Department’s neglect of Jubilee Park Primary shameful

School
School

The success of any country’s education system is largely dependent on the mutual trust and collaboration between all partners.

For the education system to be successful we need a committed and hardworking teaching corps, interested and participatory parents and pupils, as well as a collaborative education department.  

Can we trust the department of education with the education of our children?

I am trying to be calm.

I am saying to myself, you have retired, you are a senior citizen, stay out of it.

However, I can no longer sit back and say nothing about the travesty, the debasing of education, taking place at Jubilee Park Primary.

Thousands of parents, pupils, teachers and the community of Uitenhage will always be part of Jubilee Park Primary.

It was one of those schools that everyone respected, always expecting that the best would come from that school.  

During the holidays, no fewer than 20 people stopped me, inquiring when our school was going to be completed and asking: “Meneer, gaan ons weer dubbelskof klasse moet trotseer?” (Sir, are we going to have double-shift classes again?). 

When past and present teachers from my former school speak to me about the school, it is with extreme disappointment and disillusionment about the education of our children.

When I say “our” children, I mean the children from “Blikkiesdorp”, from Gerald Smith, from Thomas Gamble and Rosedale, as well as the 300 or so children being transported from KwaNobuhle every day.

Jubilee Park has been subjected to double-shift classes since 2013.

How can the teachers at Jubilee Park sleep at night?

How can the parents of those 1,200+ children sleep at night?

Moreover, how do [education minister] Angie Motshekga and her bureaucrats ever sleep?

They are directly responsible for the mess in which the school finds itself.

Grade7s at that school have never had a full day’s schooling in their school life.

Those children have been subjected to double-shift classes from grade 1, and possibly even grade R.

Those kids are ill-prepared for high school.

When the project of refurbishing the school started, I was asked to be part of the infrastructure committee of the SGB.

We attended numerous meetings that, on reflection, made little sense.

We were in any case promised the building would be completed within two years — and this included the building of a school hall.

This was seven years ago.

In 2017, when fires swept the south coast from Knysna eastward, parts of the Woodridge school were destroyed.

Within days, parents meetings were held, venues were found and the school proceeded as normal as possible.

Though the situations cannot be compared, the gap between the two systems of education in this country is stark.

Woodridge was soon after restored to its former glory.

Jubilee Park Primary caters for the poor — those who are needed when elections and voting take place.

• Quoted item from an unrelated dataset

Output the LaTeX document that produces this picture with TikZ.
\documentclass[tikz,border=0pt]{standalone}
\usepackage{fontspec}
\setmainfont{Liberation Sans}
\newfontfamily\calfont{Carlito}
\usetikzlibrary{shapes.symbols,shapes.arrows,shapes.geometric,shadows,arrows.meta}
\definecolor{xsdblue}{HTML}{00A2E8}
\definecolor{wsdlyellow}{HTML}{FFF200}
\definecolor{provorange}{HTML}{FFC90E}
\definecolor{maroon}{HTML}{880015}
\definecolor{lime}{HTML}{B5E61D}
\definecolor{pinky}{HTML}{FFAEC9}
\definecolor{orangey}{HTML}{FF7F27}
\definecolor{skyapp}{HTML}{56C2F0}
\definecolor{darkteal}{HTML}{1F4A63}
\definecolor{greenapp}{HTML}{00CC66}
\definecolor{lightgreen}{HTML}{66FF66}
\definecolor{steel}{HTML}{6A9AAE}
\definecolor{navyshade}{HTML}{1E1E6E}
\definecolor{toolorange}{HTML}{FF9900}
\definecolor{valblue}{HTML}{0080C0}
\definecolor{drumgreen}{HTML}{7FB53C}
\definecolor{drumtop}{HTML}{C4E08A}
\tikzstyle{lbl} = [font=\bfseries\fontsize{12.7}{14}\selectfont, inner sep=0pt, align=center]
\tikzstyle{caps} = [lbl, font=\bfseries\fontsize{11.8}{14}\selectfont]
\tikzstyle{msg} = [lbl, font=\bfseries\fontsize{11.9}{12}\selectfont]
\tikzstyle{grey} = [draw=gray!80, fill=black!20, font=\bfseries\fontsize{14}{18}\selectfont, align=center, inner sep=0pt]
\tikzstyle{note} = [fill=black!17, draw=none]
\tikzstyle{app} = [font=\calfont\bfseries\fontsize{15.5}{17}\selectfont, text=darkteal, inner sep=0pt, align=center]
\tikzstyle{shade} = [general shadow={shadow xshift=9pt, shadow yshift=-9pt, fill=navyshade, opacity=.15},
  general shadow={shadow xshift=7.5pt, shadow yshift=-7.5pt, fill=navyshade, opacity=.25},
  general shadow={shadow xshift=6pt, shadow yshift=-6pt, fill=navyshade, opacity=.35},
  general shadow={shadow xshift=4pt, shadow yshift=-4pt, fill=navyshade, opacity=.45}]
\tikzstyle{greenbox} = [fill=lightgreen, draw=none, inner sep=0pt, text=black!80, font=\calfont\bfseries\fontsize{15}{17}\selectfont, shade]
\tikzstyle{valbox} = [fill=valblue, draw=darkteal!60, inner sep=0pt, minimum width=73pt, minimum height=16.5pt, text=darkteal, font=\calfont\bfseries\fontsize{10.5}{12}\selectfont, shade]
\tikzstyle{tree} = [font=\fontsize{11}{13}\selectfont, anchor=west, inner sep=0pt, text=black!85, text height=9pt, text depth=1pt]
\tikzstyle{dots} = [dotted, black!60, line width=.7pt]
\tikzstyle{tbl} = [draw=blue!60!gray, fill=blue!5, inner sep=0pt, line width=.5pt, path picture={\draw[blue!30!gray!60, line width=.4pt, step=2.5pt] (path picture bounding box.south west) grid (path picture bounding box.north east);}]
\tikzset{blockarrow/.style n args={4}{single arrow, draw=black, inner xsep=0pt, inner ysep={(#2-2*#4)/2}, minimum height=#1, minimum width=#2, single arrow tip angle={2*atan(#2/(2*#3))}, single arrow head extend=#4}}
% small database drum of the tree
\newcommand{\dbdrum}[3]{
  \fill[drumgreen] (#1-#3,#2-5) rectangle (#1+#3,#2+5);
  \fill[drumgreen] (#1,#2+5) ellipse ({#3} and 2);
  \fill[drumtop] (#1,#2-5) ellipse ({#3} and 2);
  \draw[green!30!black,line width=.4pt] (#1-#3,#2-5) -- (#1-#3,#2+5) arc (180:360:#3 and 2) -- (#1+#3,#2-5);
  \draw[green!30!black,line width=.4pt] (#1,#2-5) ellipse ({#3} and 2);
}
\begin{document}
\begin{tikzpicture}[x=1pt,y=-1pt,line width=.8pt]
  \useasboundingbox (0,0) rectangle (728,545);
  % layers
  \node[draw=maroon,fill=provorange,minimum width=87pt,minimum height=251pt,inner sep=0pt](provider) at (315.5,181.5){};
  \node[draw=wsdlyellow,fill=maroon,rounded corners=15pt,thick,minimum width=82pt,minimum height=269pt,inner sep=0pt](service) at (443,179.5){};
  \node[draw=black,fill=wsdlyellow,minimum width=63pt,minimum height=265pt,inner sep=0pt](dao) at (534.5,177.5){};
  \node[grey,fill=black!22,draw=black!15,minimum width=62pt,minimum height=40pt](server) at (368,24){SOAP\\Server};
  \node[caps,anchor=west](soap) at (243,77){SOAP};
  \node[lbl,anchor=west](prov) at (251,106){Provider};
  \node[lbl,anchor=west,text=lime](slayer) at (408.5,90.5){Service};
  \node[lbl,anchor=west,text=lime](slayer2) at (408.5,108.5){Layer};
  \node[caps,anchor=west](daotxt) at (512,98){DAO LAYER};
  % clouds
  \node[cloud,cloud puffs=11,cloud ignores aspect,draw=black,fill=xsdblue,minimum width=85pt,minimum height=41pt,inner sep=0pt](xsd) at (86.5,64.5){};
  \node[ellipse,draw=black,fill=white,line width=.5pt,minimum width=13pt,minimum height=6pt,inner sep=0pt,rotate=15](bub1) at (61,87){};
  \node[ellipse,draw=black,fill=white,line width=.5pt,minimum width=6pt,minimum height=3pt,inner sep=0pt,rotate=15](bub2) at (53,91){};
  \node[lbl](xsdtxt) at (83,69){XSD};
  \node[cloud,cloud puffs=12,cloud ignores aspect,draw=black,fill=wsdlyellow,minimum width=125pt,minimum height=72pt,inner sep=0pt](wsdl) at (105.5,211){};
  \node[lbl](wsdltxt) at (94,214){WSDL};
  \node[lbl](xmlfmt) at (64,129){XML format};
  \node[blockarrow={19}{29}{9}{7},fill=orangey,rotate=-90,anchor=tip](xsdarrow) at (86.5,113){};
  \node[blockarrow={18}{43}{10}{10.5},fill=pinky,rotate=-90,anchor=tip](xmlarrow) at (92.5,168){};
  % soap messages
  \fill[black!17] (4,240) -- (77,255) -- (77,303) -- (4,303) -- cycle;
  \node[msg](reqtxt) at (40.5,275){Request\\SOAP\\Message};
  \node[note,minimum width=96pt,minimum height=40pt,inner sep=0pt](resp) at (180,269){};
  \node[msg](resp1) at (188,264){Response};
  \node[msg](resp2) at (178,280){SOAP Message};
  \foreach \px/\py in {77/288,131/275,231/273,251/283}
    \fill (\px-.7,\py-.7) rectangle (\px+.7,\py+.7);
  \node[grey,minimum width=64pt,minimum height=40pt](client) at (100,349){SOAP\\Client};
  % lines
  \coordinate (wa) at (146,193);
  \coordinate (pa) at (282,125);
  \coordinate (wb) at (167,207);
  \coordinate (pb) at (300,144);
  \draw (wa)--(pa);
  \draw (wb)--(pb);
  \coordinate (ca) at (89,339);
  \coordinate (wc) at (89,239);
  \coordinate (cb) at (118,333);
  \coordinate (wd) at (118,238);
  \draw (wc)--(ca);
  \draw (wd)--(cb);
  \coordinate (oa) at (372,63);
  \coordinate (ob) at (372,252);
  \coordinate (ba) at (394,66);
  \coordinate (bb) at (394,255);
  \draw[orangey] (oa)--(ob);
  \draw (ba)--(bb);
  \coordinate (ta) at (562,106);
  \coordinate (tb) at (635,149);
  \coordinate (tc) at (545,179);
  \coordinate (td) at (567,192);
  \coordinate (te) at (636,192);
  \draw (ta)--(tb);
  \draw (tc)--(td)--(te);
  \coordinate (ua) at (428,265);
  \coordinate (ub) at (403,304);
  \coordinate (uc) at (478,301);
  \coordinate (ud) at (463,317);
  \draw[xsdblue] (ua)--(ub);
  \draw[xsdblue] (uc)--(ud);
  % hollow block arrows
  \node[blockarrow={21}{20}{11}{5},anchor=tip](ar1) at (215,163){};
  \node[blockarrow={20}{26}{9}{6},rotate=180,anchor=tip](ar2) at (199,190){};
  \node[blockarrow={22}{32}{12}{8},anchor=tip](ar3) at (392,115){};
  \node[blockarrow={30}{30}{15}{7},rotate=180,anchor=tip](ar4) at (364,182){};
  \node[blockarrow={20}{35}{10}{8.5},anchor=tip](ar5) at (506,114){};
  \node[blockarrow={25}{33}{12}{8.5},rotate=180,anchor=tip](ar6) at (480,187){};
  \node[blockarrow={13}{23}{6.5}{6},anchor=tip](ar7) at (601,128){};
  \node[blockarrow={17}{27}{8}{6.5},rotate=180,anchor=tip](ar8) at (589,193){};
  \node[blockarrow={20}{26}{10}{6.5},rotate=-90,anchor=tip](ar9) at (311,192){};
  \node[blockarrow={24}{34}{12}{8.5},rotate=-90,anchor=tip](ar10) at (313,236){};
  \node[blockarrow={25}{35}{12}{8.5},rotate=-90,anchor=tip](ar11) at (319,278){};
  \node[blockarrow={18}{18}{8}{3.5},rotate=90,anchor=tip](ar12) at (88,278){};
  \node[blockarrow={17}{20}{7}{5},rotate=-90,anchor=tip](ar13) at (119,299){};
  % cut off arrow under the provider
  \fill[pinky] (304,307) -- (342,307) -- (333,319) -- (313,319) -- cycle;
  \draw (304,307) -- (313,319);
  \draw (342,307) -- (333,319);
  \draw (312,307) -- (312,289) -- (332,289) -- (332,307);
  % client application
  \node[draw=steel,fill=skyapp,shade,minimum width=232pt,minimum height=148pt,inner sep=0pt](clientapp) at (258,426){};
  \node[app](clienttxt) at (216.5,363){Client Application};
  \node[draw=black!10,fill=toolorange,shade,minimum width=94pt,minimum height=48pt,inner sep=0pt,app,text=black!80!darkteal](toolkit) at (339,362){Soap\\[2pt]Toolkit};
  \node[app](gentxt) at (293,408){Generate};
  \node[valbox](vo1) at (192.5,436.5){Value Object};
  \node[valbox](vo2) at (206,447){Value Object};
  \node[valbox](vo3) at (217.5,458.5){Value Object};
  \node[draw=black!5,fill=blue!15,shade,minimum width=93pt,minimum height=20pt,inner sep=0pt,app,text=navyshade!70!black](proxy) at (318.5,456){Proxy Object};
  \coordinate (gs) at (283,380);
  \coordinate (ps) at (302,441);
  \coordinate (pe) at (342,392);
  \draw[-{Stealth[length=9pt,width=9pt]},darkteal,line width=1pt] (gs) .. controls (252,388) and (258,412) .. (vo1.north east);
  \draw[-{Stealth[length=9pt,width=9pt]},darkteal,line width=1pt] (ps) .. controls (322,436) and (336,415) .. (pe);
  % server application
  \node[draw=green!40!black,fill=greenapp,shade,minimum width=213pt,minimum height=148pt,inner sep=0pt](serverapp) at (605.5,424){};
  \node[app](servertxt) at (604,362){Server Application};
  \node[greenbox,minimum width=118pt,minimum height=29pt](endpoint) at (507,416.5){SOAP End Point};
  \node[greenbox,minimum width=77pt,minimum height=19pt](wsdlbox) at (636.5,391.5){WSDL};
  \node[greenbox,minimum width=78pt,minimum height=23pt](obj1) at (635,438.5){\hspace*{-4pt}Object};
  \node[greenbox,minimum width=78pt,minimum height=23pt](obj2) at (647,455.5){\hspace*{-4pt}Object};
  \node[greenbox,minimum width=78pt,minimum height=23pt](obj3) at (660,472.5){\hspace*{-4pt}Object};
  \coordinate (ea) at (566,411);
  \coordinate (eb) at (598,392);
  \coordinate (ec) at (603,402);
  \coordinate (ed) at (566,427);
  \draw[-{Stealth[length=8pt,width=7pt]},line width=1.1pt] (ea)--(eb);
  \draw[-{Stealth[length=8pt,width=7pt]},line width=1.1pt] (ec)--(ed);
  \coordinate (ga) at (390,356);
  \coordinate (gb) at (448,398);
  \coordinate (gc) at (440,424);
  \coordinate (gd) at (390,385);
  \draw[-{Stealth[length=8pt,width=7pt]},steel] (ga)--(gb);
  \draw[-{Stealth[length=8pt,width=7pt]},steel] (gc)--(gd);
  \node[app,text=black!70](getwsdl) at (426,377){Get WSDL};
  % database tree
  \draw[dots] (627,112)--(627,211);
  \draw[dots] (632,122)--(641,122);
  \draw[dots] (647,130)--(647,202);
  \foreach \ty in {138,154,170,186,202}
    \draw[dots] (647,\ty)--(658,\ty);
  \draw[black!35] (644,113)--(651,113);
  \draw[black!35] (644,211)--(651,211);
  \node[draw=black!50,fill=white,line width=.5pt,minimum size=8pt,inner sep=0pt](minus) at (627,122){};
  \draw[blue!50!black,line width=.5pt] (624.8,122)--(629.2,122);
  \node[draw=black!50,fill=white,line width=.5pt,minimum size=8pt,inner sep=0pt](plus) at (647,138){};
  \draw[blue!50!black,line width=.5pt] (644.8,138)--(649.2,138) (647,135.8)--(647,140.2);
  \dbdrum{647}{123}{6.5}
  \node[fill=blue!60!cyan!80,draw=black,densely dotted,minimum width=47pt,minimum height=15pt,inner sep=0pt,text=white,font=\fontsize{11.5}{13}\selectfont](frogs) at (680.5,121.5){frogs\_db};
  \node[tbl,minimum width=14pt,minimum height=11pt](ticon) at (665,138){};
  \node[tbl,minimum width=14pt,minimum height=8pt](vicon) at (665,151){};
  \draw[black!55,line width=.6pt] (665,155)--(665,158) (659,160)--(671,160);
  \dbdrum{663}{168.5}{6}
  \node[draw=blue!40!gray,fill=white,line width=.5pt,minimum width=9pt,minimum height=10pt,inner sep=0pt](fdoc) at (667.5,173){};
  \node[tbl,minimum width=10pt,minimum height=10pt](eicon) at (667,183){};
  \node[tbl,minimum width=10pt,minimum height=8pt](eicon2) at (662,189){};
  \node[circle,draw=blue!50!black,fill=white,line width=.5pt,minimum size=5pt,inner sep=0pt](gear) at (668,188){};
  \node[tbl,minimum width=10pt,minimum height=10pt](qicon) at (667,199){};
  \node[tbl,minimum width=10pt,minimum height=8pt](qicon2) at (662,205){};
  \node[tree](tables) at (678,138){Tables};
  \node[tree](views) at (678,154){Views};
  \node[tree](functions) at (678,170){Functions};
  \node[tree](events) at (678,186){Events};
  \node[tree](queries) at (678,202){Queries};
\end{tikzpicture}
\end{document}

Departmental officials will probably be sent to the school in the next few days; they will tinker around, make promises and leave because nobody is making enough noise about the 3½ hours of schooling pupils receive every day.

Show me the politician or departmental official whose child at school receives 3½ hours of schooling a day.   

For the last seven years, those pupils  have not had normal academic schooling, no sport or any cultural activities.

Is this schooling?

It is unacceptable and worse than gutter education.

Let Motshekga stand on her soapbox and announce the 81,3% pass rate for the 2019 matriculants, and the DA shadow minister of education, Nomsa Marchesi, opportunistically and haughtily putting the “real” result at 38.9% — their children have not been subjected to this type of education.

We have an uncaring government — those in authority (power is a more accurate description) have their children at former Model C or private schools — but our children have to go to schools like Jubilee Park.  

Recently Ramaphosa, in opening the education lekgotla hosted by the education department, said the following: “All our learners should be able to read for meaning by their tenth birthday.

“Our mathematics and physical science pass rates should be comparable with, if not better than, nations of similar size and budget.”    

How is this possible with 3½ hours of schooling a day?

Alternatively, does this exclude the children of the poor in Blikkiesdorp and other impoverished areas?

Shame on you, Ramaphosa.

Mores the shame on you, Motshekga, and your department, the MEC, the local director and his officials for allowing this situation to develop to this deplorable level.

Every one of you is individually and collectively responsible for this criminal neglect of the children of Jubilee Park Primary.